§ RECORDED INFORMATION:
######

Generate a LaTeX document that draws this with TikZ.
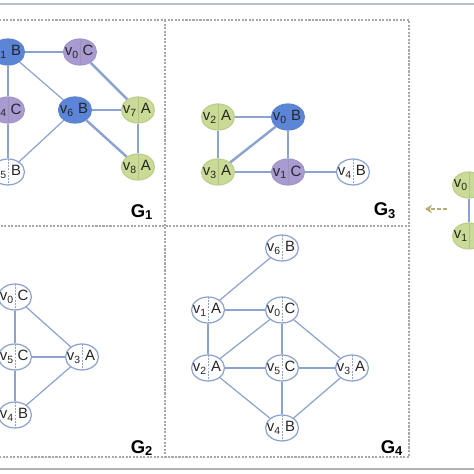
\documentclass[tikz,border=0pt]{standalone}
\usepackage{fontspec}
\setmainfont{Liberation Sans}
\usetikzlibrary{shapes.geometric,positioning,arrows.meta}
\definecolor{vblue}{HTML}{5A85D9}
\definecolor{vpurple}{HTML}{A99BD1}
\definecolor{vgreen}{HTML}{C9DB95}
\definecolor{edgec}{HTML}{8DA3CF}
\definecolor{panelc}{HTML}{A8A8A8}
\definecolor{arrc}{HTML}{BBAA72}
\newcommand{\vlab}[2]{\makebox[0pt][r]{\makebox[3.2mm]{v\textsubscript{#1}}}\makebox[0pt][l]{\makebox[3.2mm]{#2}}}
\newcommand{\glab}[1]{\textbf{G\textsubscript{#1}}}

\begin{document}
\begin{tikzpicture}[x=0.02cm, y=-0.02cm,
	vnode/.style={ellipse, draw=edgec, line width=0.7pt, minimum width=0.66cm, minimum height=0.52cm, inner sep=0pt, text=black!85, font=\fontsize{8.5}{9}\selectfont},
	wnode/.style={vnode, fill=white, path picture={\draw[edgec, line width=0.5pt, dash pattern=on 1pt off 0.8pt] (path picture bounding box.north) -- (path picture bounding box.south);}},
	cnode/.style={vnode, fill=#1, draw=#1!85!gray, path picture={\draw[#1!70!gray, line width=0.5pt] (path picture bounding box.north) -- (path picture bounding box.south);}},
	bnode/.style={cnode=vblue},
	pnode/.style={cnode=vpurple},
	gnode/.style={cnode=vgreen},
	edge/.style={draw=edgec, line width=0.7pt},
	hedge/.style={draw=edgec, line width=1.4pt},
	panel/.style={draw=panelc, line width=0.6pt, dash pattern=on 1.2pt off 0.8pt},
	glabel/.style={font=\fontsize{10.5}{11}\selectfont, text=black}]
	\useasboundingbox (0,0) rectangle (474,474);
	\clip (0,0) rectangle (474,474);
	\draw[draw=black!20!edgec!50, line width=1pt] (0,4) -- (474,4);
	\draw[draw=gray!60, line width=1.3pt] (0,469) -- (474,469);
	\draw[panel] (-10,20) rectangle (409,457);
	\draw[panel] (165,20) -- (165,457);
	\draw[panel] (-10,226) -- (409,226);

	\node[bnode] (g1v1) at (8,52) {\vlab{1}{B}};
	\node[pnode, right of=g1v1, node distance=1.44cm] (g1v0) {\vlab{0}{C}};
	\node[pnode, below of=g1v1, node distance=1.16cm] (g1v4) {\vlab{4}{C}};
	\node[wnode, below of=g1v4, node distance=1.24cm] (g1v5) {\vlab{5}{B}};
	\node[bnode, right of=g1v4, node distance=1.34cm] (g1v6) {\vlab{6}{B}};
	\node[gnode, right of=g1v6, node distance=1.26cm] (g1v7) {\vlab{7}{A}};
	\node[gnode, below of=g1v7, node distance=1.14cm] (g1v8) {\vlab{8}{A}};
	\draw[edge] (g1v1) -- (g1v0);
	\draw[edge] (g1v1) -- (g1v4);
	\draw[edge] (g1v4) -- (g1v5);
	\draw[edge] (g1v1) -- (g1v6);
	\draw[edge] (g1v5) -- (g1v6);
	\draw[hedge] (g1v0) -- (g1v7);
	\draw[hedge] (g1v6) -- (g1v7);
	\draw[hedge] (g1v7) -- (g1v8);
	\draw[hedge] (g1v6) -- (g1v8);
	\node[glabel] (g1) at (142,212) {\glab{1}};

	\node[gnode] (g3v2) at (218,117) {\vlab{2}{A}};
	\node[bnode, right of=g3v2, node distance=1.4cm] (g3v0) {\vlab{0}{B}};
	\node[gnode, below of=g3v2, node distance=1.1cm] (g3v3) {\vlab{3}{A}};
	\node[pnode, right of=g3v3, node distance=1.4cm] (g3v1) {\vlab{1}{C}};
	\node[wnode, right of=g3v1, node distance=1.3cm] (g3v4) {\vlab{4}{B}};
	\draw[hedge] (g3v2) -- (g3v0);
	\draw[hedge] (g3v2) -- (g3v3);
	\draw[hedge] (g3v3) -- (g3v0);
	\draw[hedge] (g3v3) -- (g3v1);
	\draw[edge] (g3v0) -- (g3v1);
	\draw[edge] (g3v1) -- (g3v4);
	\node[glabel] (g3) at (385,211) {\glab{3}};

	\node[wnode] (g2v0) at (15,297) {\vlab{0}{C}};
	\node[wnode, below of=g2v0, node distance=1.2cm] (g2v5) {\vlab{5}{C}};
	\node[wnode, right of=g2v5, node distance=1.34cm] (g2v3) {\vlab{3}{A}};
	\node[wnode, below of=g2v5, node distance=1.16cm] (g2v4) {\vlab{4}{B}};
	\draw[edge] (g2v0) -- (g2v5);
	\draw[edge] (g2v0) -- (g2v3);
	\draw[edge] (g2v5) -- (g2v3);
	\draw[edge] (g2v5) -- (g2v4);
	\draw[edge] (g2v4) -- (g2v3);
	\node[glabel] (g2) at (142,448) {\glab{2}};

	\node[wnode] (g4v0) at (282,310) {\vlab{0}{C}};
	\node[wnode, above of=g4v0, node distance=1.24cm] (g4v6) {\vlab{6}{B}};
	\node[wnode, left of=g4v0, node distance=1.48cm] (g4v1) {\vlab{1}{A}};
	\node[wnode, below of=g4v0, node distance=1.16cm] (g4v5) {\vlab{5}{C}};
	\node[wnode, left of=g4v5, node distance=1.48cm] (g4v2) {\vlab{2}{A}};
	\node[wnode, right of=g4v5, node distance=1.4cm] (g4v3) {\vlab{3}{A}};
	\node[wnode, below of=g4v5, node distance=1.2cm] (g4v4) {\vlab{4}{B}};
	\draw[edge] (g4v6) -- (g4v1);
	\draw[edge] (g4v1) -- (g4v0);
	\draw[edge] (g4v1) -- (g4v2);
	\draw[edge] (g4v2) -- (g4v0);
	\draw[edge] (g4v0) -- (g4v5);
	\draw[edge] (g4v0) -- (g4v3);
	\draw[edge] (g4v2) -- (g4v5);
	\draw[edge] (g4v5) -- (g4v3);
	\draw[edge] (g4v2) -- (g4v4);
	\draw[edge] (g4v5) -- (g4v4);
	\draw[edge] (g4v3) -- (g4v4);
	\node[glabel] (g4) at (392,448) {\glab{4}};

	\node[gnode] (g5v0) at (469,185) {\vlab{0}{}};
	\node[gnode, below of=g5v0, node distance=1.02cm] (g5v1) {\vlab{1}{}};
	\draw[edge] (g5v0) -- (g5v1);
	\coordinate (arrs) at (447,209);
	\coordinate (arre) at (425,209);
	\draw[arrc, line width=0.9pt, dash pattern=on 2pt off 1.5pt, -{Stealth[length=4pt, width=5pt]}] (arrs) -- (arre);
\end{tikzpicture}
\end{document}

######

§ TASK STATEMENT:
Output each line exactly; omit every picture.

§ RIGHT ANSWER:
Generate a LaTeX document that draws this with TikZ.
\documentclass[tikz,border=0pt]{standalone}
\usepackage{fontspec}
\setmainfont{Liberation Sans}
\usetikzlibrary{shapes.geometric,positioning,arrows.meta}
\definecolor{vblue}{HTML}{5A85D9}
\definecolor{vpurple}{HTML}{A99BD1}
\definecolor{vgreen}{HTML}{C9DB95}
\definecolor{edgec}{HTML}{8DA3CF}
\definecolor{panelc}{HTML}{A8A8A8}
\definecolor{arrc}{HTML}{BBAA72}
\newcommand{\vlab}[2]{\makebox[0pt][r]{\makebox[3.2mm]{v\textsubscript{#1}}}\makebox[0pt][l]{\makebox[3.2mm]{#2}}}
\newcommand{\glab}[1]{\textbf{G\textsubscript{#1}}}

\begin{document}
\begin{tikzpicture}[x=0.02cm, y=-0.02cm,
	vnode/.style={ellipse, draw=edgec, line width=0.7pt, minimum width=0.66cm, minimum height=0.52cm, inner sep=0pt, text=black!85, font=\fontsize{8.5}{9}\selectfont},
	wnode/.style={vnode, fill=white, path picture={\draw[edgec, line width=0.5pt, dash pattern=on 1pt off 0.8pt] (path picture bounding box.north) -- (path picture bounding box.south);}},
	cnode/.style={vnode, fill=#1, draw=#1!85!gray, path picture={\draw[#1!70!gray, line width=0.5pt] (path picture bounding box.north) -- (path picture bounding box.south);}},
	bnode/.style={cnode=vblue},
	pnode/.style={cnode=vpurple},
	gnode/.style={cnode=vgreen},
	edge/.style={draw=edgec, line width=0.7pt},
	hedge/.style={draw=edgec, line width=1.4pt},
	panel/.style={draw=panelc, line width=0.6pt, dash pattern=on 1.2pt off 0.8pt},
	glabel/.style={font=\fontsize{10.5}{11}\selectfont, text=black}]
	\useasboundingbox (0,0) rectangle (474,474);
	\clip (0,0) rectangle (474,474);
	\draw[draw=black!20!edgec!50, line width=1pt] (0,4) -- (474,4);
	\draw[draw=gray!60, line width=1.3pt] (0,469) -- (474,469);
	\draw[panel] (-10,20) rectangle (409,457);
	\draw[panel] (165,20) -- (165,457);
	\draw[panel] (-10,226) -- (409,226);

	\node[bnode] (g1v1) at (8,52) {\vlab{1}{B}};
	\node[pnode, right of=g1v1, node distance=1.44cm] (g1v0) {\vlab{0}{C}};
	\node[pnode, below of=g1v1, node distance=1.16cm] (g1v4) {\vlab{4}{C}};
	\node[wnode, below of=g1v4, node distance=1.24cm] (g1v5) {\vlab{5}{B}};
	\node[bnode, right of=g1v4, node distance=1.34cm] (g1v6) {\vlab{6}{B}};
	\node[gnode, right of=g1v6, node distance=1.26cm] (g1v7) {\vlab{7}{A}};
	\node[gnode, below of=g1v7, node distance=1.14cm] (g1v8) {\vlab{8}{A}};
	\draw[edge] (g1v1) -- (g1v0);
	\draw[edge] (g1v1) -- (g1v4);
	\draw[edge] (g1v4) -- (g1v5);
	\draw[edge] (g1v1) -- (g1v6);
	\draw[edge] (g1v5) -- (g1v6);
	\draw[hedge] (g1v0) -- (g1v7);
	\draw[hedge] (g1v6) -- (g1v7);
	\draw[hedge] (g1v7) -- (g1v8);
	\draw[hedge] (g1v6) -- (g1v8);
	\node[glabel] (g1) at (142,212) {\glab{1}};

	\node[gnode] (g3v2) at (218,117) {\vlab{2}{A}};
	\node[bnode, right of=g3v2, node distance=1.4cm] (g3v0) {\vlab{0}{B}};
	\node[gnode, below of=g3v2, node distance=1.1cm] (g3v3) {\vlab{3}{A}};
	\node[pnode, right of=g3v3, node distance=1.4cm] (g3v1) {\vlab{1}{C}};
	\node[wnode, right of=g3v1, node distance=1.3cm] (g3v4) {\vlab{4}{B}};
	\draw[hedge] (g3v2) -- (g3v0);
	\draw[hedge] (g3v2) -- (g3v3);
	\draw[hedge] (g3v3) -- (g3v0);
	\draw[hedge] (g3v3) -- (g3v1);
	\draw[edge] (g3v0) -- (g3v1);
	\draw[edge] (g3v1) -- (g3v4);
	\node[glabel] (g3) at (385,211) {\glab{3}};

	\node[wnode] (g2v0) at (15,297) {\vlab{0}{C}};
	\node[wnode, below of=g2v0, node distance=1.2cm] (g2v5) {\vlab{5}{C}};
	\node[wnode, right of=g2v5, node distance=1.34cm] (g2v3) {\vlab{3}{A}};
	\node[wnode, below of=g2v5, node distance=1.16cm] (g2v4) {\vlab{4}{B}};
	\draw[edge] (g2v0) -- (g2v5);
	\draw[edge] (g2v0) -- (g2v3);
	\draw[edge] (g2v5) -- (g2v3);
	\draw[edge] (g2v5) -- (g2v4);
	\draw[edge] (g2v4) -- (g2v3);
	\node[glabel] (g2) at (142,448) {\glab{2}};

	\node[wnode] (g4v0) at (282,310) {\vlab{0}{C}};
	\node[wnode, above of=g4v0, node distance=1.24cm] (g4v6) {\vlab{6}{B}};
	\node[wnode, left of=g4v0, node distance=1.48cm] (g4v1) {\vlab{1}{A}};
	\node[wnode, below of=g4v0, node distance=1.16cm] (g4v5) {\vlab{5}{C}};
	\node[wnode, left of=g4v5, node distance=1.48cm] (g4v2) {\vlab{2}{A}};
	\node[wnode, right of=g4v5, node distance=1.4cm] (g4v3) {\vlab{3}{A}};
	\node[wnode, below of=g4v5, node distance=1.2cm] (g4v4) {\vlab{4}{B}};
	\draw[edge] (g4v6) -- (g4v1);
	\draw[edge] (g4v1) -- (g4v0);
	\draw[edge] (g4v1) -- (g4v2);
	\draw[edge] (g4v2) -- (g4v0);
	\draw[edge] (g4v0) -- (g4v5);
	\draw[edge] (g4v0) -- (g4v3);
	\draw[edge] (g4v2) -- (g4v5);
	\draw[edge] (g4v5) -- (g4v3);
	\draw[edge] (g4v2) -- (g4v4);
	\draw[edge] (g4v5) -- (g4v4);
	\draw[edge] (g4v3) -- (g4v4);
	\node[glabel] (g4) at (392,448) {\glab{4}};

	\node[gnode] (g5v0) at (469,185) {\vlab{0}{}};
	\node[gnode, below of=g5v0, node distance=1.02cm] (g5v1) {\vlab{1}{}};
	\draw[edge] (g5v0) -- (g5v1);
	\coordinate (arrs) at (447,209);
	\coordinate (arre) at (425,209);
	\draw[arrc, line width=0.9pt, dash pattern=on 2pt off 1.5pt, -{Stealth[length=4pt, width=5pt]}] (arrs) -- (arre);
\end{tikzpicture}
\end{document}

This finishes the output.